Given the perceived risk posed by AI to consumer welfare, four leading consumer protection agencies released a joint statement in April 2023 vowing to “vigorously use our collective authorities to protect individuals’ rights, regardless of whether legal violations occur through traditional means or advanced technologies.”
In October 2023, the Biden administration provided explicit encouragement to the FTC to further its regulatory activities in the realm of AI. The Executive Order on the Safe, Secure, and Trustworthy Development and Use of Artificial Intelligence encourages the FTC to consider “whether to exercise the Commission’s existing authorities, including its rulemaking authority under the Federal Trade Commission Act…to ensure fair competition in the AI marketplace and to ensure that consumers and workers are protected from harms that may be enabled by the use of AI.”
Significantly, the approval of the FTC’s November 2023 omnibus resolution will provide the springboard for the Commission to increase its investigatory vigor against AI companies for potentially illegal conduct or unfair methods of competition, moving the FTC closer to its stated goal of becoming a leading AI regulator.

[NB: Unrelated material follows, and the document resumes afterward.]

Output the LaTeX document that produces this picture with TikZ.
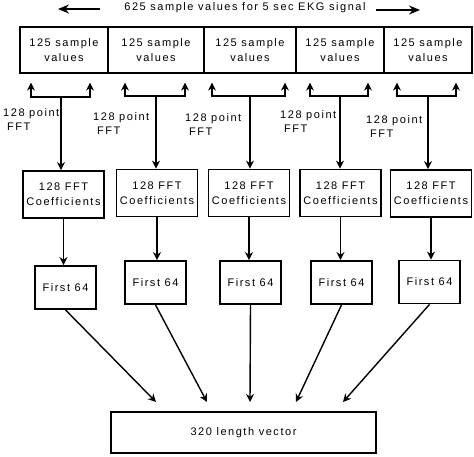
\documentclass[tikz,border=0pt]{standalone}
\usepackage{fontspec}
\newfontfamily\diagfont[LetterSpace=14]{Liberation Sans}
\usetikzlibrary{arrows.meta}

\begin{document}
\begin{tikzpicture}[
    x=1pt, y=-1pt,
    every node/.style={font=\diagfont\fontsize{11}{15}\selectfont, align=center, inner sep=0pt},
    cell/.style={draw, line width=1.2pt, minimum height=46pt}, % blocos do sinal
    coef/.style={draw, line width=1.8pt, minimum width=81pt, minimum height=47pt},
    first/.style={draw, line width=1.8pt, minimum width=61pt, minimum height=43pt},
    fft/.style={anchor=west, align=left, font=\diagfont\fontsize{11}{14}\selectfont},
    arrow/.style={line width=1.4pt, -{Stealth[length=8pt, width=8pt]}},
    longarrow/.style={line width=1.4pt, -{Stealth[length=11pt, width=9pt]}} % setas do titulo
    ]
    \useasboundingbox (0,0) rectangle (474,456);

    % titulo
    \node (title) at (245,8) {625 sample values for 5 sec EKG signal};
    \coordinate (la1) at (100,9);
    \coordinate (la2) at (58,9);
    \coordinate (ra1) at (376,10);
    \coordinate (ra2) at (420,10);
    \draw[longarrow] (la1) -- (la2);
    \draw[longarrow] (ra1) -- (ra2);

    % sinal dividido em 5 blocos
    \node[cell, minimum width=88pt] (c1) at (64,50) {125 sample\\values};
    \node[cell, minimum width=96pt] (c2) at (156,50) {125 sample\\values};
    \node[cell, minimum width=92pt] (c3) at (250,50) {125 sample\\values};
    \node[cell, minimum width=88pt] (c4) at (340,50) {125 sample\\values};
    \node[cell, minimum width=88pt] (c5) at (428,50) {125 sample\\values};

    \node[fft] (p1) at (3,120) {128 point\\\hspace*{4pt}FFT};
    \node[fft] (p2) at (93,123.5) {128 point\\\hspace*{4pt}FFT};
    \node[fft] (p3) at (185,125) {128 point\\\hspace*{4pt}FFT};
    \node[fft] (p4) at (280,122) {128 point\\\hspace*{4pt}FFT};
    \node[fft] (p5) at (366,127) {128 point\\\hspace*{4pt}FFT};

    \node[coef] (f1) at (63.5,194.5) {128 FFT\\Coefficients};
    \node[coef] (f2) at (157,193) {128 FFT\\Coefficients};
    \node[coef] (f3) at (249,193) {128 FFT\\Coefficients};
    \node[coef] (f4) at (340.5,193) {128 FFT\\Coefficients};
    \node[coef] (f5) at (431,193.5) {128 FFT\\Coefficients};

    \node[first] (s1) at (65.5,287.5) {First 64};
    \node[first] (s2) at (155.5,282.5) {First 64};
    \node[first] (s3) at (250.5,282.5) {First 64};
    \node[first] (s4) at (341.5,282.5) {First 64};
    \node[first] (s5) at (429.5,282) {First 64};

    \node[draw, line width=1.8pt, minimum width=265pt, minimum height=41pt] (vec) at (243.5,432.5) {320 length vector};

    % bifurcacoes
    \coordinate (b1) at (61,97);
    \coordinate (b2) at (156,96);
    \coordinate (b3) at (250,96);
    \coordinate (b4) at (340,96);
    \coordinate (b5) at (428,96);
    \draw[arrow] (b1) -| ([shift={(-33pt,-9pt)}]c1.south);
    \draw[arrow] (b1) -| ([shift={(26pt,-9pt)}]c1.south);
    \draw[arrow] (b2) -| ([shift={(-31pt,-9pt)}]c2.south);
    \draw[arrow] (b2) -| ([shift={(29pt,-9pt)}]c2.south);
    \draw[arrow] (b3) -| ([shift={(-38pt,-9pt)}]c3.south);
    \draw[arrow] (b3) -| ([shift={(35pt,-9pt)}]c3.south);
    \draw[arrow] (b4) -| ([shift={(-30pt,-9pt)}]c4.south);
    \draw[arrow] (b4) -| ([shift={(28pt,-9pt)}]c4.south);
    \draw[arrow] (b5) -| ([shift={(-31pt,-9pt)}]c5.south);
    \draw[arrow] (b5) -| ([shift={(28pt,-9pt)}]c5.south);

    \draw[arrow] (b1) -- (b1 |- f1.north);
    \draw[arrow] (b2) -- (b2 |- f2.north);
    \draw[arrow] (b3) -- (b3 |- f3.north);
    \draw[arrow] (b4) -- (b4 |- f4.north);
    \draw[arrow] (b5) -- (b5 |- f5.north);

    \draw[arrow] (f1.south) -- (f1.south |- s1.north);
    \draw[arrow] (f2.south) -- (f2.south |- s2.north);
    \draw[arrow] (f3.south) -- (f3.south |- s3.north);
    \draw[arrow] (f4.south) -- (f4.south |- s4.north);
    \draw[arrow] (f5.south) -- (f5.south |- s5.north);

    % juncao no vetor final
    \coordinate (e1) at (156,402);
    \coordinate (e2) at (207,402);
    \coordinate (e3) at (250,402);
    \coordinate (e4) at (296,402);
    \coordinate (e5) at (343,402);
    \draw[arrow] (s1.south) -- (e1);
    \draw[arrow] (s2.south) -- (e2);
    \draw[arrow] (s3.south) -- (e3);
    \draw[arrow] (s4.south) -- (e4);
    \draw[arrow] (s5.south) -- (e5);
\end{tikzpicture}
\end{document}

The FTC has already utilized CIDs in connection with an investigation of ChatGPT developer OpenAI.
Bipartisan Group of Commerce Committee Senators Introduce Wide-Ranging AI Bill
On November 15, 2023, members of the Senate Committee on Commerce, Science, and Transportation Senators Amy Klobuchar (D-MN), John Thune (R-SD), Roger Wicker (R-MS), John Hickenlooper (D-CO), Shelley Moore Capito (R-WV), and Ben Ray Luján (D-NM) introduced the Artificial Intelligence (AI) Research, Innovation, and Accountability Act (“AIRIA Act”).
The AIRIA Act seeks to both regulate certain harmful uses of AI and encourage AI research and innovation.
Regulating Harmful Uses of AI
The AIRIA Act would establish certain transparency requirements and create new AI-related standards in order to address some of the harmful uses of AI technologies.
- Mandating that internet platforms of a certain size utilizing generative AI systems provide “clear and conspicuous” notice to users.
- Establishing that entities deploying certain high-impact artificial intelligence systems must submit annual reports describing “the design and safety plans for the artificial intelligence system” to the Secretary of Commerce.
- Directing the National Institute of Standards and Technology (“NIST”) to create recommendations to federal agencies for risk management of high-impact artificial intelligence systems.
- Establishing an Artificial Intelligence Certification Advisory Committee that would create standards for the testing, evaluation, validation, and verification of certain “critical-impact artificial intelligence systems,” including systems that collect biometric data, manage critical infrastructure, or are involved in criminal justice.
Encouraging AI Innovation and Research
- Directing the Commerce Department to carry out research to facilitate the development of means to reliably detect AI-generated content.
- Asking NIST to create standards for the detection of anomalous behavior on the part of AI systems.
- Directing the Comptroller General to create a study on barriers to the usage of AI in government.
- Establishing a working group “relating to responsible education efforts for artificial intelligence systems.” This working group would identify education programs “that may be voluntarily employed by industry” to inform consumers about artificial intelligence systems.